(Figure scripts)
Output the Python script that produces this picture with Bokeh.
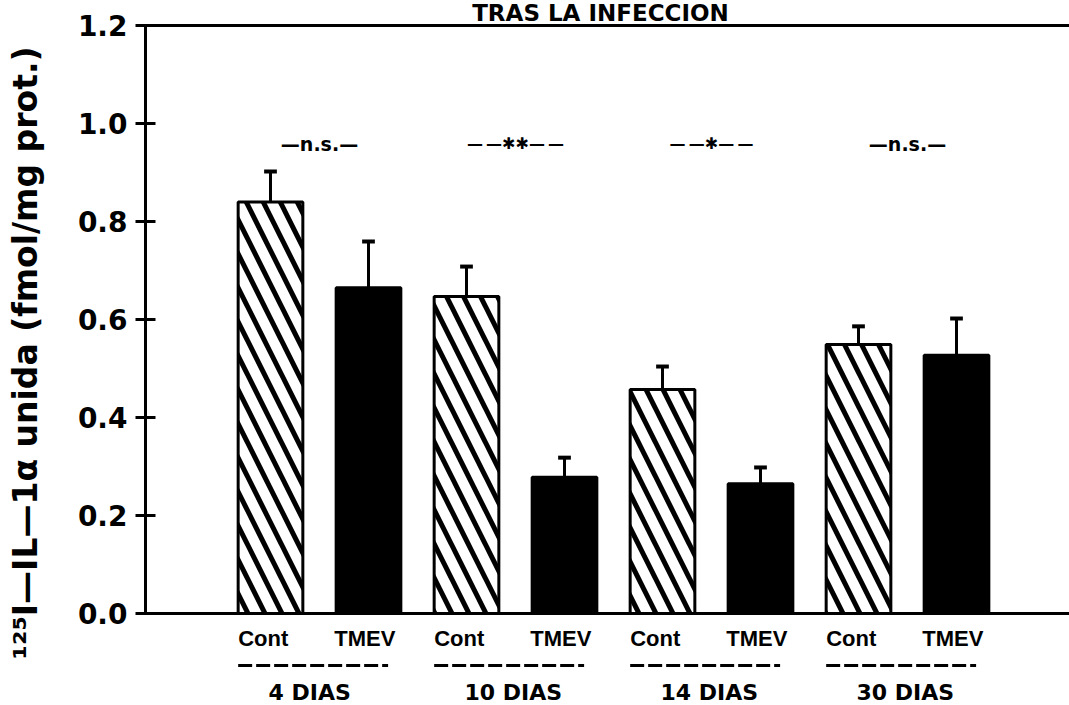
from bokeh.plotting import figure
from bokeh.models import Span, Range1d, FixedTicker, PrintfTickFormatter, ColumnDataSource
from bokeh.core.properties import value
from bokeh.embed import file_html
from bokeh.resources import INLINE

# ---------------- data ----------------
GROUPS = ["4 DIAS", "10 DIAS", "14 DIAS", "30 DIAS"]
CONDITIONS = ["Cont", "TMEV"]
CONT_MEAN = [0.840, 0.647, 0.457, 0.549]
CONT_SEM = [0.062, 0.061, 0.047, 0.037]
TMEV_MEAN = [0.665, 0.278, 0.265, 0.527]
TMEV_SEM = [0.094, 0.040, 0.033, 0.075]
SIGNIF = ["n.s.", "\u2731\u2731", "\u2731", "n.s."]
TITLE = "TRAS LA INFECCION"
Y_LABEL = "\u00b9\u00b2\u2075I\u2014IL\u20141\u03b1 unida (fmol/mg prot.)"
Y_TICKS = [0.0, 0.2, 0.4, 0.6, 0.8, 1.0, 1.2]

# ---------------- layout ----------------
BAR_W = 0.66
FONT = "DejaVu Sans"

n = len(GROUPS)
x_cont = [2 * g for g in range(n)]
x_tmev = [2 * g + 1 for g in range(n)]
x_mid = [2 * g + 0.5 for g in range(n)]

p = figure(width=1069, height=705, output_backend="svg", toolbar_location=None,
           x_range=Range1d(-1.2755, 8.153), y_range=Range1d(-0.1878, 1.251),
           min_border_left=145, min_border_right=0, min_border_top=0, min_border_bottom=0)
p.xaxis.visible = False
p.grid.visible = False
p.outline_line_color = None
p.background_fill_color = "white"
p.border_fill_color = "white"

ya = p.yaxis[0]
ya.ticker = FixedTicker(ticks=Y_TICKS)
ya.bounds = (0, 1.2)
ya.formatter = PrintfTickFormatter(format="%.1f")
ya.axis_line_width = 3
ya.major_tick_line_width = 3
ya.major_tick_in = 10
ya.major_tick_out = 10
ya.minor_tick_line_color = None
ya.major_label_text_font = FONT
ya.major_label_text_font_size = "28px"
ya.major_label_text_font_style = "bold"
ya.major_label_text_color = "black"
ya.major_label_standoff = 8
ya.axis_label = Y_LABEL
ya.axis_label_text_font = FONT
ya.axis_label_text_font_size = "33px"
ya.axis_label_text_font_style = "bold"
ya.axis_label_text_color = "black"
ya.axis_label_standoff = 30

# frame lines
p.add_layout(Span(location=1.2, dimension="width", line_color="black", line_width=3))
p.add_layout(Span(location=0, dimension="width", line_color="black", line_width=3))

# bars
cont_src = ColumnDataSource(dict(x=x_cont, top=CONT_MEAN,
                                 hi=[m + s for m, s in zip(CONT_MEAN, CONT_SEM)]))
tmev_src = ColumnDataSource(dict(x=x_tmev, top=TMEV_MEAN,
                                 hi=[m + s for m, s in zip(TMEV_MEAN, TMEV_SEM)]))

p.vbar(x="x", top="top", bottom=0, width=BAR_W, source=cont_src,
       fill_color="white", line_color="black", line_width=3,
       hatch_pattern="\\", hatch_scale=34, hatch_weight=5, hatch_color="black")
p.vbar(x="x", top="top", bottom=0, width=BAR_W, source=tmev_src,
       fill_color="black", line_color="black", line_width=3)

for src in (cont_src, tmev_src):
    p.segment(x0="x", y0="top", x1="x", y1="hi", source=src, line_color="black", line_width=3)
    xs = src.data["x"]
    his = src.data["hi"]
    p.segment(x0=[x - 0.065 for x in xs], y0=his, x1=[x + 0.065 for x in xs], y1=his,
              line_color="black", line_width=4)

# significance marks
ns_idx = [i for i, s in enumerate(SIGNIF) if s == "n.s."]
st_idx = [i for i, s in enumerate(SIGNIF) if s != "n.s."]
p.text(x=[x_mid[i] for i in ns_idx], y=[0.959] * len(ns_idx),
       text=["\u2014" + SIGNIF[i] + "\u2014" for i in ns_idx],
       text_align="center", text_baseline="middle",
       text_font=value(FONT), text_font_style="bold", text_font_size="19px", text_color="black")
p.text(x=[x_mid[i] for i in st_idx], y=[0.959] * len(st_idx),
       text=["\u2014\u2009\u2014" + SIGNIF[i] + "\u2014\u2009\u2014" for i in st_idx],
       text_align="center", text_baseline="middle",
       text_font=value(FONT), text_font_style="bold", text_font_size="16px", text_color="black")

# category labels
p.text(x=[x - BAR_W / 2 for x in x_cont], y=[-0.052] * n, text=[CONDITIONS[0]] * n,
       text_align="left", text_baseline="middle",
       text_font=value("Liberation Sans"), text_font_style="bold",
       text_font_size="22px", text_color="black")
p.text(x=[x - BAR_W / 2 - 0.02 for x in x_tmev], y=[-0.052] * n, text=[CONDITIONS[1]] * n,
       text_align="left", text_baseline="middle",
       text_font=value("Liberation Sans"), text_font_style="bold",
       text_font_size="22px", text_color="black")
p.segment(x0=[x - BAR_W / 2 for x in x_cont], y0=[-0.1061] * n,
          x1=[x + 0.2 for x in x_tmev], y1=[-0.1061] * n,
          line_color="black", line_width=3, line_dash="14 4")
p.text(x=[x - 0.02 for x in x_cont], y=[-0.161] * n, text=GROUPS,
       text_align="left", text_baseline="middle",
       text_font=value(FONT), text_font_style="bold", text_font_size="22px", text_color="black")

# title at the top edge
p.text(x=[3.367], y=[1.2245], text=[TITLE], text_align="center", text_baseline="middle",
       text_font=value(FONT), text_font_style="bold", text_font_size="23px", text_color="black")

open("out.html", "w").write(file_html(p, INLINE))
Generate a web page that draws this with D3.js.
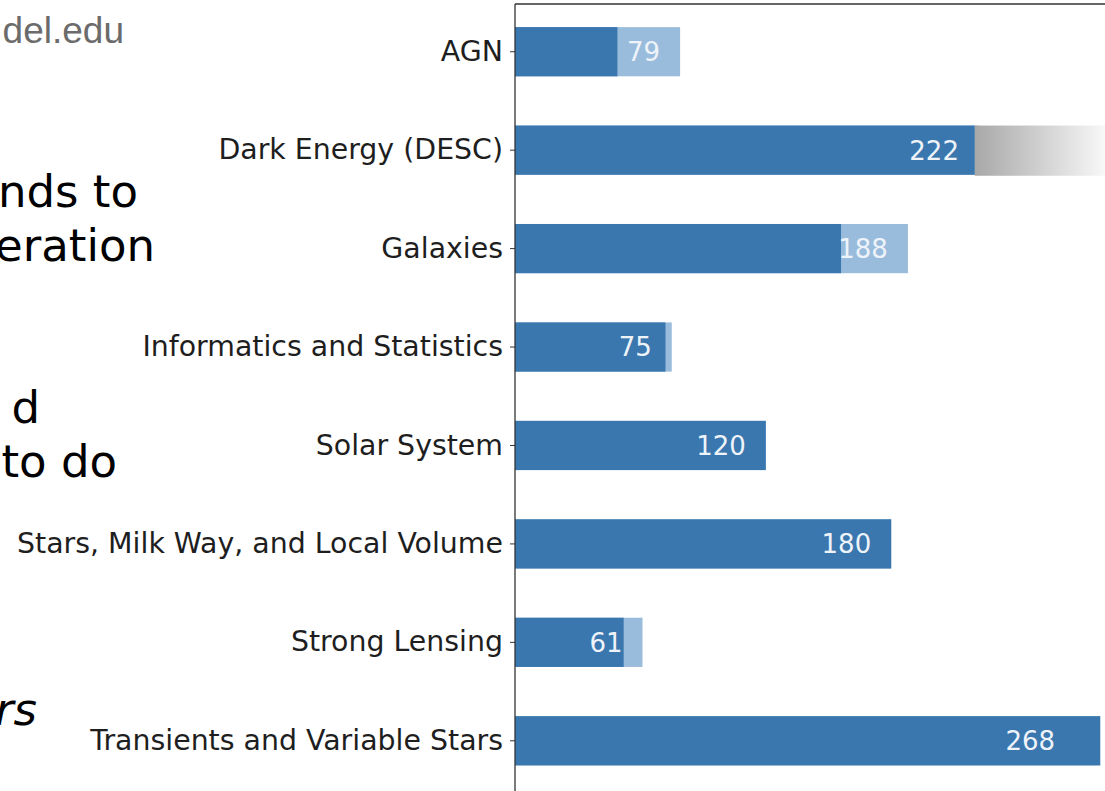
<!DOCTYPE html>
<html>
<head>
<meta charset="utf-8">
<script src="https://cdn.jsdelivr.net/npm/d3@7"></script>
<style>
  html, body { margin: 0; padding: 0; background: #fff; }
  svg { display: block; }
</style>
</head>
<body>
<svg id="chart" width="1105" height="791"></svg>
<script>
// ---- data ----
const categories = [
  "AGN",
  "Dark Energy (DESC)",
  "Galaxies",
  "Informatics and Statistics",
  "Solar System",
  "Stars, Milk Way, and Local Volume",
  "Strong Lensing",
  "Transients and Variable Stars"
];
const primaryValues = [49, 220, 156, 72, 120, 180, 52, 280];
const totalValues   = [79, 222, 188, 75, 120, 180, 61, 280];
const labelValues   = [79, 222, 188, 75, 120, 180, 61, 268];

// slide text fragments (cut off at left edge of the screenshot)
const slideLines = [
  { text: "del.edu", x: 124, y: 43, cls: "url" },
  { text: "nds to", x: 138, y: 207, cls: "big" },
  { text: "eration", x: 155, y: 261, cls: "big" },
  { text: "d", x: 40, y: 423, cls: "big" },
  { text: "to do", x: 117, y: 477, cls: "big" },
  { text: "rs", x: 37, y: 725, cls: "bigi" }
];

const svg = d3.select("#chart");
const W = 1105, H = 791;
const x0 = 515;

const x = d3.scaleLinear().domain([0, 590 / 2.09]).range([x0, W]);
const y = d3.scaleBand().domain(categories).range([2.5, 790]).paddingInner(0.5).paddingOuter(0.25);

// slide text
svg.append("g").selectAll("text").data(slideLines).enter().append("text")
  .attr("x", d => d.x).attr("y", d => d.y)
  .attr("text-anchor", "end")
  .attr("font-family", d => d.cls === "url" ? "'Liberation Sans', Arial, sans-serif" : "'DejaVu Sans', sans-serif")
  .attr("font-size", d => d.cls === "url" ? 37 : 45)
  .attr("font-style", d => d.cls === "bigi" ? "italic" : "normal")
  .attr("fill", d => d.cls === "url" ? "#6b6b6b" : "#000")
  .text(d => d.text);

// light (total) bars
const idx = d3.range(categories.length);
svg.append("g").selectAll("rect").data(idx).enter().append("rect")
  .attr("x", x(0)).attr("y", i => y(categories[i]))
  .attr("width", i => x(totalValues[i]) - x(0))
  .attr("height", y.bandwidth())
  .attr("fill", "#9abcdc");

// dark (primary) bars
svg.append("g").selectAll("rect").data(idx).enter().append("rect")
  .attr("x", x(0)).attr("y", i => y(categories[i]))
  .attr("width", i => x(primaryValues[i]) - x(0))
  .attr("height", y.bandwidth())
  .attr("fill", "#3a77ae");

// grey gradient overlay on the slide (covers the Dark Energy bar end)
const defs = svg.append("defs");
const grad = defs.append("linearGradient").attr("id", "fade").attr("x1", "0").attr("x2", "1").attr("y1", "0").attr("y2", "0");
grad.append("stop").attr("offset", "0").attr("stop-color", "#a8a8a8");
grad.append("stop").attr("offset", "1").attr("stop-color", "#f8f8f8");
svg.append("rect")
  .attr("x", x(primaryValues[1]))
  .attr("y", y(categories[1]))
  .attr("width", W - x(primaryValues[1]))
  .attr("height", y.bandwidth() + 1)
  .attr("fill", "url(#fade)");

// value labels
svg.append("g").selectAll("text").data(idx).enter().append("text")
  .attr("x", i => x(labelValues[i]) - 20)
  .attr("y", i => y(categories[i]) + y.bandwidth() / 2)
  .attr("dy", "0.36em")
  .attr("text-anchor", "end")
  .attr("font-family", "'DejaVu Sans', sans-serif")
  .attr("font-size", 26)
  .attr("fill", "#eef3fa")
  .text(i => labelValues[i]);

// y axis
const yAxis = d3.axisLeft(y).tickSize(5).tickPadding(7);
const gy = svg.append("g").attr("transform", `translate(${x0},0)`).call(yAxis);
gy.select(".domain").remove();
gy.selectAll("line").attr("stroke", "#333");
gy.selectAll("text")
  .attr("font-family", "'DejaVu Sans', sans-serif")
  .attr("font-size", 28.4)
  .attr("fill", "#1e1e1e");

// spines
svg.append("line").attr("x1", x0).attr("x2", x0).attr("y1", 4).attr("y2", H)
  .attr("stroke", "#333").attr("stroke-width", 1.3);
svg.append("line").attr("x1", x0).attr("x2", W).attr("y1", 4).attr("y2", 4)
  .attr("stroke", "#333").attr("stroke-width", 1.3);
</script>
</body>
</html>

...

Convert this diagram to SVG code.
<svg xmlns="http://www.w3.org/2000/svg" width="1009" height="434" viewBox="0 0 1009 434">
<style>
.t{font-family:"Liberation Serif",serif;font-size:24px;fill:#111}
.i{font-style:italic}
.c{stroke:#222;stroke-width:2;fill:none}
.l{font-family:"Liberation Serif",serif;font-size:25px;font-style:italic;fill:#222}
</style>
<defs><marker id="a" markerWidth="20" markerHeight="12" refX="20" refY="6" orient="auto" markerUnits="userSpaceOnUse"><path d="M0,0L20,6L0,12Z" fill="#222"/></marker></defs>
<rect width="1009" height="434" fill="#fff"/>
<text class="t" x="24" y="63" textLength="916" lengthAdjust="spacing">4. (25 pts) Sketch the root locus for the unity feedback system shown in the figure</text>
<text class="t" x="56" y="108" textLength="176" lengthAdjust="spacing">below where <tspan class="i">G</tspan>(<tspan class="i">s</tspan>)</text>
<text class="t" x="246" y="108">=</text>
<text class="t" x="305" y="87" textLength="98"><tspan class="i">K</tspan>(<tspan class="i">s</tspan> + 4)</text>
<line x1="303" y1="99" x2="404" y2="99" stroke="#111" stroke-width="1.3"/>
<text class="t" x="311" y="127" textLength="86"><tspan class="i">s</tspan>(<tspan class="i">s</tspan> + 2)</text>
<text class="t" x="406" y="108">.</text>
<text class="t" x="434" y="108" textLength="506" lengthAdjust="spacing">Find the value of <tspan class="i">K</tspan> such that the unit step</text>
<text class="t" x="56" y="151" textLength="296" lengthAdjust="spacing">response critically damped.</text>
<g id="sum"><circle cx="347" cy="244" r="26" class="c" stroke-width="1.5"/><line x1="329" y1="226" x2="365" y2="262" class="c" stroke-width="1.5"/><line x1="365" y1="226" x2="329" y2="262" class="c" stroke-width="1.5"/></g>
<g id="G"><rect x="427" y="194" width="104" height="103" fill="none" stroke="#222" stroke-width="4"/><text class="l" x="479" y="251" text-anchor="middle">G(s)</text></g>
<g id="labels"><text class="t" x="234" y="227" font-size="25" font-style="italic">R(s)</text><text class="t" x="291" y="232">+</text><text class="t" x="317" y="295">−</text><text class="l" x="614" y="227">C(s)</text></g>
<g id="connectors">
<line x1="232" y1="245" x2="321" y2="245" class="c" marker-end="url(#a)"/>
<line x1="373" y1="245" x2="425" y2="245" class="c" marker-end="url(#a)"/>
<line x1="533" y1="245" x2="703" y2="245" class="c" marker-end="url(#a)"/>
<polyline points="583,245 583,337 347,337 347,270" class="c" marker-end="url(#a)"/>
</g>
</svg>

==

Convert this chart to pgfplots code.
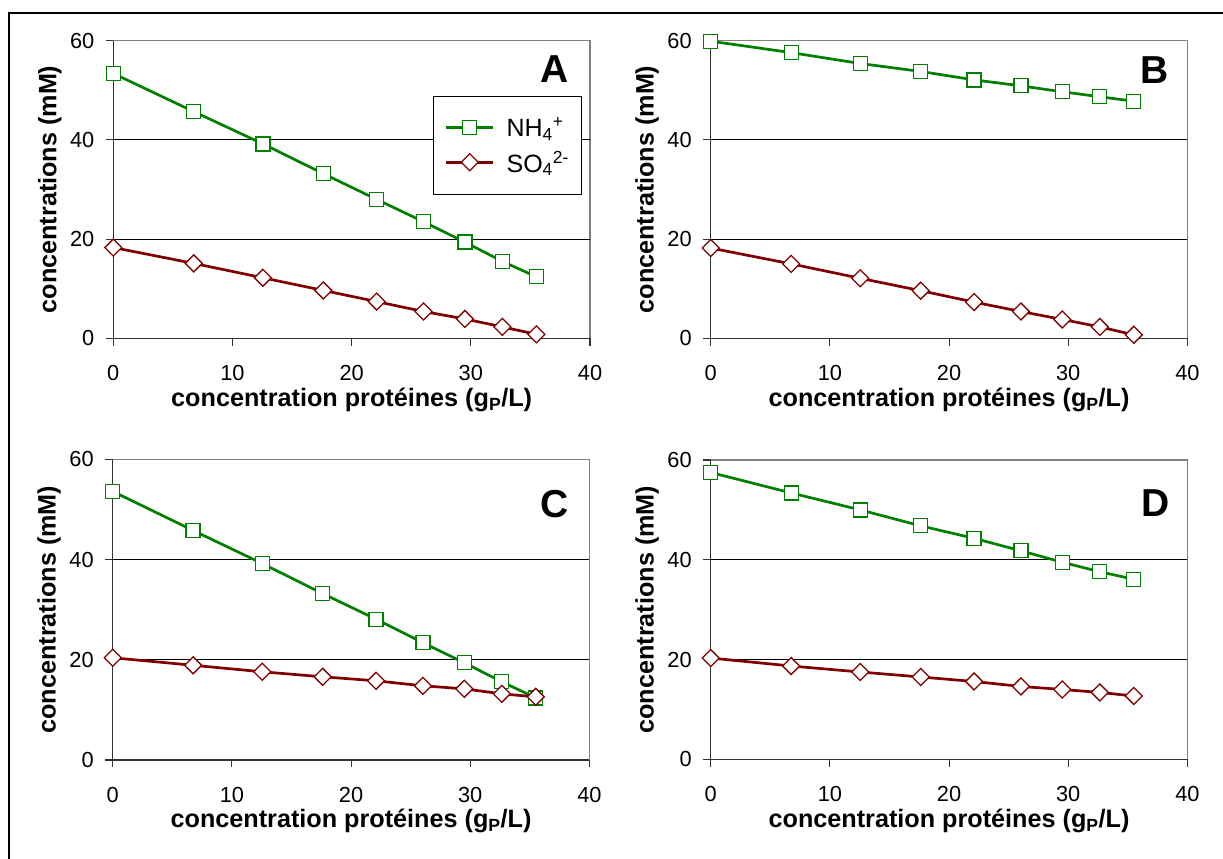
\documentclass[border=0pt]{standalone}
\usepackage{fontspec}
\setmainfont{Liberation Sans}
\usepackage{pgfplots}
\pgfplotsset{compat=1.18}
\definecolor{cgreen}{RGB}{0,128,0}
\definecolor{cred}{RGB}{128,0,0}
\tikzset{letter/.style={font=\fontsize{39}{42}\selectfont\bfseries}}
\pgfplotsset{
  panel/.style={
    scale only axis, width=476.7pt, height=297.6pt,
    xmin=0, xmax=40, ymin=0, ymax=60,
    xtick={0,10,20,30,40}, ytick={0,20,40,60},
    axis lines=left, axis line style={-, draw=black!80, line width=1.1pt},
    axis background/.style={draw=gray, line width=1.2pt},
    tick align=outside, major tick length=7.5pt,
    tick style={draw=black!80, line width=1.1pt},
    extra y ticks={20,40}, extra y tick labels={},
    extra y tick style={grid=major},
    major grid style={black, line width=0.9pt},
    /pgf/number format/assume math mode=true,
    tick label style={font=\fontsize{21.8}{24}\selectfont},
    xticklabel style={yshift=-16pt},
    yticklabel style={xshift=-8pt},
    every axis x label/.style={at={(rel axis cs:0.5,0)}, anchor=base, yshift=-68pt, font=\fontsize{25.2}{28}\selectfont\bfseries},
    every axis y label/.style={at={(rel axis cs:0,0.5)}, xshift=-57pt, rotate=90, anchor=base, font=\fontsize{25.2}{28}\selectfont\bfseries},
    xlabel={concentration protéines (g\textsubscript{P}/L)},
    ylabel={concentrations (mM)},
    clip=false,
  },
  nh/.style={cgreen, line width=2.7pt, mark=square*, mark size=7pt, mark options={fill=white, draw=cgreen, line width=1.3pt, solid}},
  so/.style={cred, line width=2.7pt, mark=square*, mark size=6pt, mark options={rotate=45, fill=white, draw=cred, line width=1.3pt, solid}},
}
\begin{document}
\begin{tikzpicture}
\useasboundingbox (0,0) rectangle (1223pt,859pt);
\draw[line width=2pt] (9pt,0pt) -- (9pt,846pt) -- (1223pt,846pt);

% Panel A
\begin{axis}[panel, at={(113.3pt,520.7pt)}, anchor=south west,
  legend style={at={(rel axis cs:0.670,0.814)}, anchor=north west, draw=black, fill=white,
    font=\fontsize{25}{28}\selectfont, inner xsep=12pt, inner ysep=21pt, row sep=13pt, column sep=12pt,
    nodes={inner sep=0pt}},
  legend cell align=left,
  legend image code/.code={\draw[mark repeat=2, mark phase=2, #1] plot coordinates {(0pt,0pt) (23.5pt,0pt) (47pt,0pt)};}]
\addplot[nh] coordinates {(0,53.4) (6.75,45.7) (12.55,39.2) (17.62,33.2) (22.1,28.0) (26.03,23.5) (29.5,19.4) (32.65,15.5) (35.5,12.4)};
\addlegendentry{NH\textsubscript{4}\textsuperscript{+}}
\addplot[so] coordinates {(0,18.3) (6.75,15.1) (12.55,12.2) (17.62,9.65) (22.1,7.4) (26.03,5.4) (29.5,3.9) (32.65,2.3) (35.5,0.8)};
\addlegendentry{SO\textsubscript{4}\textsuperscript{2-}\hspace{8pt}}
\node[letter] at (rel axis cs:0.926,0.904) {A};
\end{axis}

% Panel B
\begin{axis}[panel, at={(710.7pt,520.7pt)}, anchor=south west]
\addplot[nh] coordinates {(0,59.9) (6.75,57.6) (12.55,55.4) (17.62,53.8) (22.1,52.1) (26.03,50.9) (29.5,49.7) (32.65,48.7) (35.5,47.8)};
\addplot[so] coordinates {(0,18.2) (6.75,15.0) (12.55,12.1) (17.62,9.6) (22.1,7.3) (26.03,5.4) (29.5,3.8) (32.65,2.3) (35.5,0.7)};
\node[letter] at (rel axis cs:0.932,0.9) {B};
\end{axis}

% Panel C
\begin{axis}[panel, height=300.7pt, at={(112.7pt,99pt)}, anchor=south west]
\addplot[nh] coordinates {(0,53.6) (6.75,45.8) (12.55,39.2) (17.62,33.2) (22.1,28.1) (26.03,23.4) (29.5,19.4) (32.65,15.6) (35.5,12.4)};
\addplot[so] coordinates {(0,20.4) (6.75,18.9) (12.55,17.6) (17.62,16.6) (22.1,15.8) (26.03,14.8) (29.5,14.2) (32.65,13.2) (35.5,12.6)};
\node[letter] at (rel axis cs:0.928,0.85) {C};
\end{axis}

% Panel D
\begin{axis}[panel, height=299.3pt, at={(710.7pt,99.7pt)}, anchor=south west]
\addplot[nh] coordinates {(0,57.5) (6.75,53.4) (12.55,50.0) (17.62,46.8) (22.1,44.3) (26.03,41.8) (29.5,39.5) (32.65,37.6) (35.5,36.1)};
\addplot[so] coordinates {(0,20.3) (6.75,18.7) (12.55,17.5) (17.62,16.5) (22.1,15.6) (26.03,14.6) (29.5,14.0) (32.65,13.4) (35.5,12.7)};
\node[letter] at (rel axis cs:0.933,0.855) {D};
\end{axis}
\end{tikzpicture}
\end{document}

= What you should do =
Gather every line from the listing above in which "with" appears, and copy those lines.

= Solution to this exercise =
Output the Python script that produces this picture with Bokeh.
Generate a web page that draws this with D3.js.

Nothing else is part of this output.